*What you should do*: Using the material below, repeat exactly the lines from the one with "Emit a Python" through the one with "ax.axhline(0, color='black', linewidth=1.0, zorder=1)", ends included, without any images.

*Available data*:
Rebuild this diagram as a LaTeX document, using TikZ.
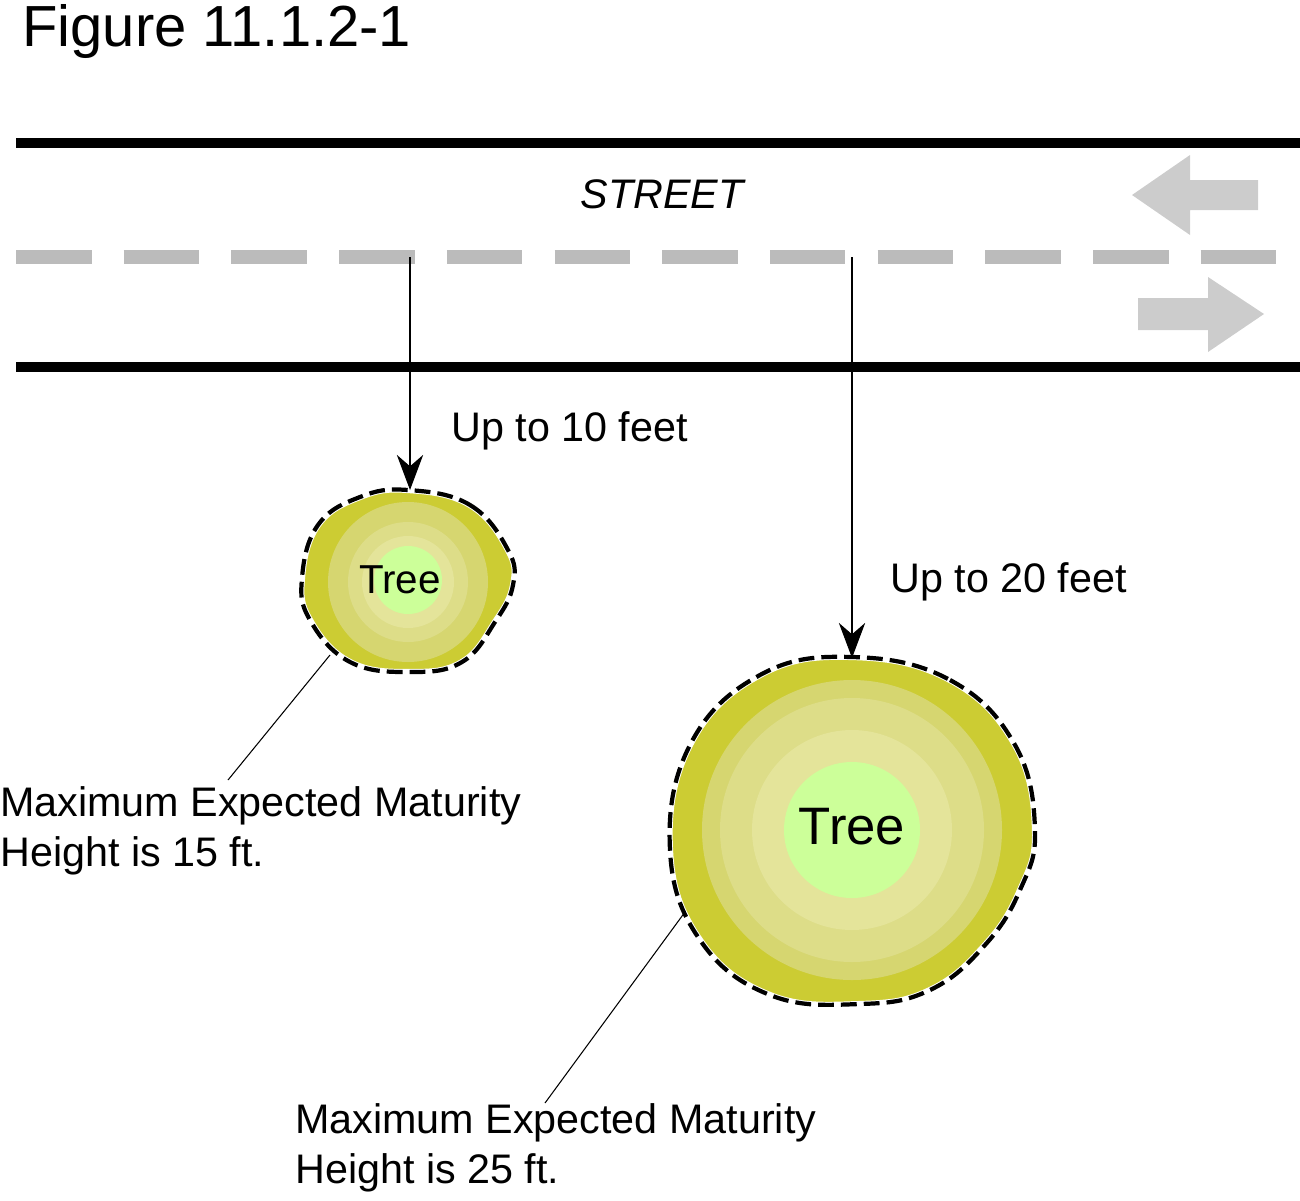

...

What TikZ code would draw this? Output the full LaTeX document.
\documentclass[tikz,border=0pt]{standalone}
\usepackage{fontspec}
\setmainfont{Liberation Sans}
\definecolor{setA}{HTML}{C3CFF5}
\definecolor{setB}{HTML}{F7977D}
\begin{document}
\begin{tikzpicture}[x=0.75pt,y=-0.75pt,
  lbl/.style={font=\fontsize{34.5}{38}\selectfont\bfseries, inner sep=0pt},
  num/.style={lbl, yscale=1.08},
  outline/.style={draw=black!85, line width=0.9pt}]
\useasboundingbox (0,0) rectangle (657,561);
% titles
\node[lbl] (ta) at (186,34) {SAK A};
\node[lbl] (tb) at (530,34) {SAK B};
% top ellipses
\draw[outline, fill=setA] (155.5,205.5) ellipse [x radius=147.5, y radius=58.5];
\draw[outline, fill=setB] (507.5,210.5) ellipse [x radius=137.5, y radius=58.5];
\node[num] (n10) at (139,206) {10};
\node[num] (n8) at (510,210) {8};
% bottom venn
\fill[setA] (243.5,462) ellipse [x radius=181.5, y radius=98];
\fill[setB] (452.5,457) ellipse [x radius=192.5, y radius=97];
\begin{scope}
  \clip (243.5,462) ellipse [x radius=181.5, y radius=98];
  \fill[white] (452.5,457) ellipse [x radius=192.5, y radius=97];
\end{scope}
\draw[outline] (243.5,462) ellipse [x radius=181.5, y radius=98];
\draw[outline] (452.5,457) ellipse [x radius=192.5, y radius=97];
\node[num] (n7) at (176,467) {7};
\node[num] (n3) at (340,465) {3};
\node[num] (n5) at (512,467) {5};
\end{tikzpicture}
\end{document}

==

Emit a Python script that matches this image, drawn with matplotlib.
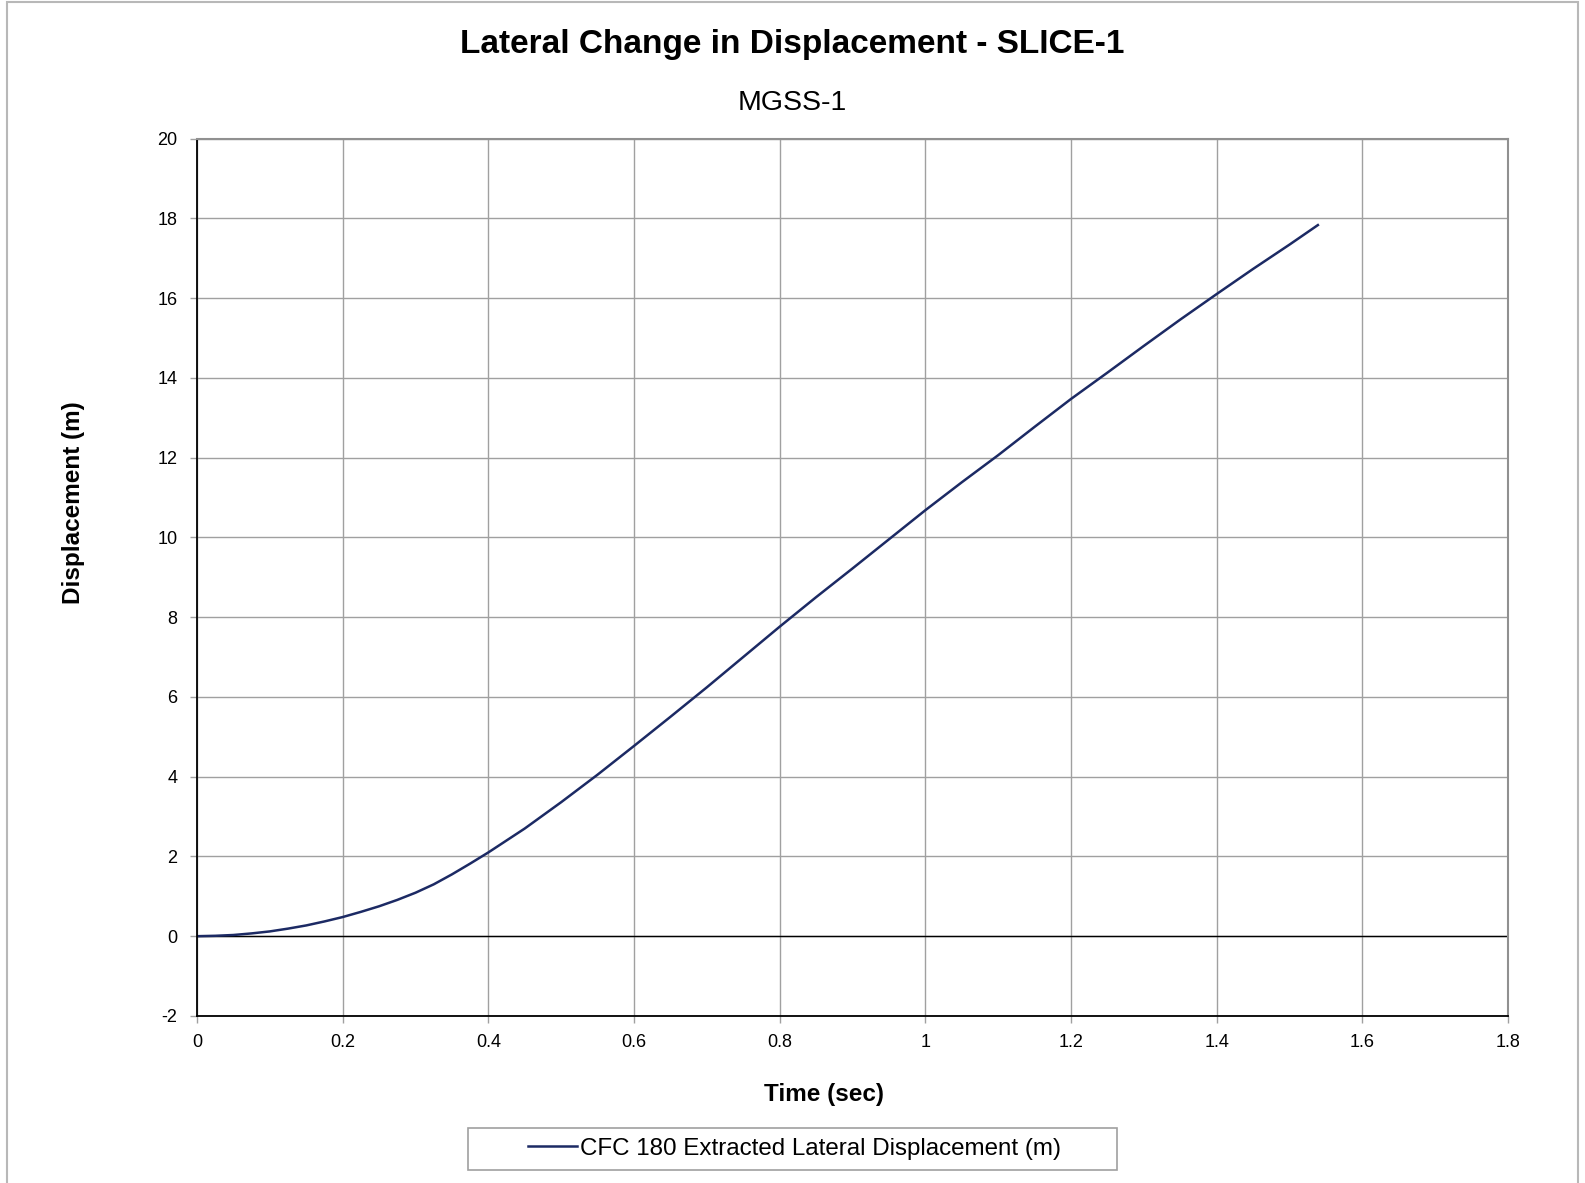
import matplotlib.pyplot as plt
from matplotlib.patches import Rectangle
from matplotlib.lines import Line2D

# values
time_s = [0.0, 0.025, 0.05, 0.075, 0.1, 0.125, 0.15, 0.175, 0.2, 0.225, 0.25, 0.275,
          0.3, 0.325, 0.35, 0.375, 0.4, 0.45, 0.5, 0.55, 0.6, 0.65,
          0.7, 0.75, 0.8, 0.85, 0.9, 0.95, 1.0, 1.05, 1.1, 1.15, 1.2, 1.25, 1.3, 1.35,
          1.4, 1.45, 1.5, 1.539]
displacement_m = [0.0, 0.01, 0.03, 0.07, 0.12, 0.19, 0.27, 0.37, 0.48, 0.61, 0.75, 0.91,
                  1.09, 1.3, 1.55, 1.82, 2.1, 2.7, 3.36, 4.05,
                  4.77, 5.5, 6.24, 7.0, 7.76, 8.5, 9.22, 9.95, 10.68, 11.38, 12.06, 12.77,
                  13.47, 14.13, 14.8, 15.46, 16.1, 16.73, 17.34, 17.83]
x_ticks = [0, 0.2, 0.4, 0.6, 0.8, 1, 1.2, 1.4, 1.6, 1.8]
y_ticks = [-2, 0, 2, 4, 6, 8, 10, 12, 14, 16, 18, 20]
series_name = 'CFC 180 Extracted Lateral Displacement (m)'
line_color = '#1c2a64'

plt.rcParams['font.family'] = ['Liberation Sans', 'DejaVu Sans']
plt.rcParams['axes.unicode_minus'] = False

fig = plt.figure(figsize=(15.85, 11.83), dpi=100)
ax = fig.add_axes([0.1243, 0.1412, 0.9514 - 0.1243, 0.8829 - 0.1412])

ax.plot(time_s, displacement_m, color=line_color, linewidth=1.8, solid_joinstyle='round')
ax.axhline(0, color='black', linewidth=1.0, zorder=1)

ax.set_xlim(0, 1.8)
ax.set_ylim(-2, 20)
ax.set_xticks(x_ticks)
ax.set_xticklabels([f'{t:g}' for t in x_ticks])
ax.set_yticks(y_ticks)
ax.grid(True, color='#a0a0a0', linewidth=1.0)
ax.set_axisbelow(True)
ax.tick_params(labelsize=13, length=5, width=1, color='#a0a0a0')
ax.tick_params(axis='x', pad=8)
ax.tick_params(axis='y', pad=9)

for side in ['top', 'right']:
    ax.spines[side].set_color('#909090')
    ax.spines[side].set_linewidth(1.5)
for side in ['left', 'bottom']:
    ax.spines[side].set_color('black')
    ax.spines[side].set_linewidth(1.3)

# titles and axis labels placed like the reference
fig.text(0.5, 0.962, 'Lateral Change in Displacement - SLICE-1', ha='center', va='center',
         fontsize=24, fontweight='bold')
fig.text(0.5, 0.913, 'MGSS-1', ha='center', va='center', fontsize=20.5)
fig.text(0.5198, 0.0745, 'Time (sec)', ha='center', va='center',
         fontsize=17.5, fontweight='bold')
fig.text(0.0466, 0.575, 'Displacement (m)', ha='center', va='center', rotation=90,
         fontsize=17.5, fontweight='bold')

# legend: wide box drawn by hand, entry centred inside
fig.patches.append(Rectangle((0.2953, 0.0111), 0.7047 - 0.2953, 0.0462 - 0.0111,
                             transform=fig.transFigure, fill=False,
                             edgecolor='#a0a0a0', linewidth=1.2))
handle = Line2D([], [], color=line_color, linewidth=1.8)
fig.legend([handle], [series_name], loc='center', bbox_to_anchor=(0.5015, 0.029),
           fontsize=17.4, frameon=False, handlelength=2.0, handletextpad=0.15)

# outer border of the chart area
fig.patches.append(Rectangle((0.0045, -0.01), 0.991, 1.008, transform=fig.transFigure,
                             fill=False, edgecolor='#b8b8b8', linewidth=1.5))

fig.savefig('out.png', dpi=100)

*Written solution*:
Emit a Python script that matches this image, drawn with matplotlib.
import matplotlib.pyplot as plt
from matplotlib.patches import Rectangle
from matplotlib.lines import Line2D

# values
time_s = [0.0, 0.025, 0.05, 0.075, 0.1, 0.125, 0.15, 0.175, 0.2, 0.225, 0.25, 0.275,
          0.3, 0.325, 0.35, 0.375, 0.4, 0.45, 0.5, 0.55, 0.6, 0.65,
          0.7, 0.75, 0.8, 0.85, 0.9, 0.95, 1.0, 1.05, 1.1, 1.15, 1.2, 1.25, 1.3, 1.35,
          1.4, 1.45, 1.5, 1.539]
displacement_m = [0.0, 0.01, 0.03, 0.07, 0.12, 0.19, 0.27, 0.37, 0.48, 0.61, 0.75, 0.91,
                  1.09, 1.3, 1.55, 1.82, 2.1, 2.7, 3.36, 4.05,
                  4.77, 5.5, 6.24, 7.0, 7.76, 8.5, 9.22, 9.95, 10.68, 11.38, 12.06, 12.77,
                  13.47, 14.13, 14.8, 15.46, 16.1, 16.73, 17.34, 17.83]
x_ticks = [0, 0.2, 0.4, 0.6, 0.8, 1, 1.2, 1.4, 1.6, 1.8]
y_ticks = [-2, 0, 2, 4, 6, 8, 10, 12, 14, 16, 18, 20]
series_name = 'CFC 180 Extracted Lateral Displacement (m)'
line_color = '#1c2a64'

plt.rcParams['font.family'] = ['Liberation Sans', 'DejaVu Sans']
plt.rcParams['axes.unicode_minus'] = False

fig = plt.figure(figsize=(15.85, 11.83), dpi=100)
ax = fig.add_axes([0.1243, 0.1412, 0.9514 - 0.1243, 0.8829 - 0.1412])

ax.plot(time_s, displacement_m, color=line_color, linewidth=1.8, solid_joinstyle='round')
ax.axhline(0, color='black', linewidth=1.0, zorder=1)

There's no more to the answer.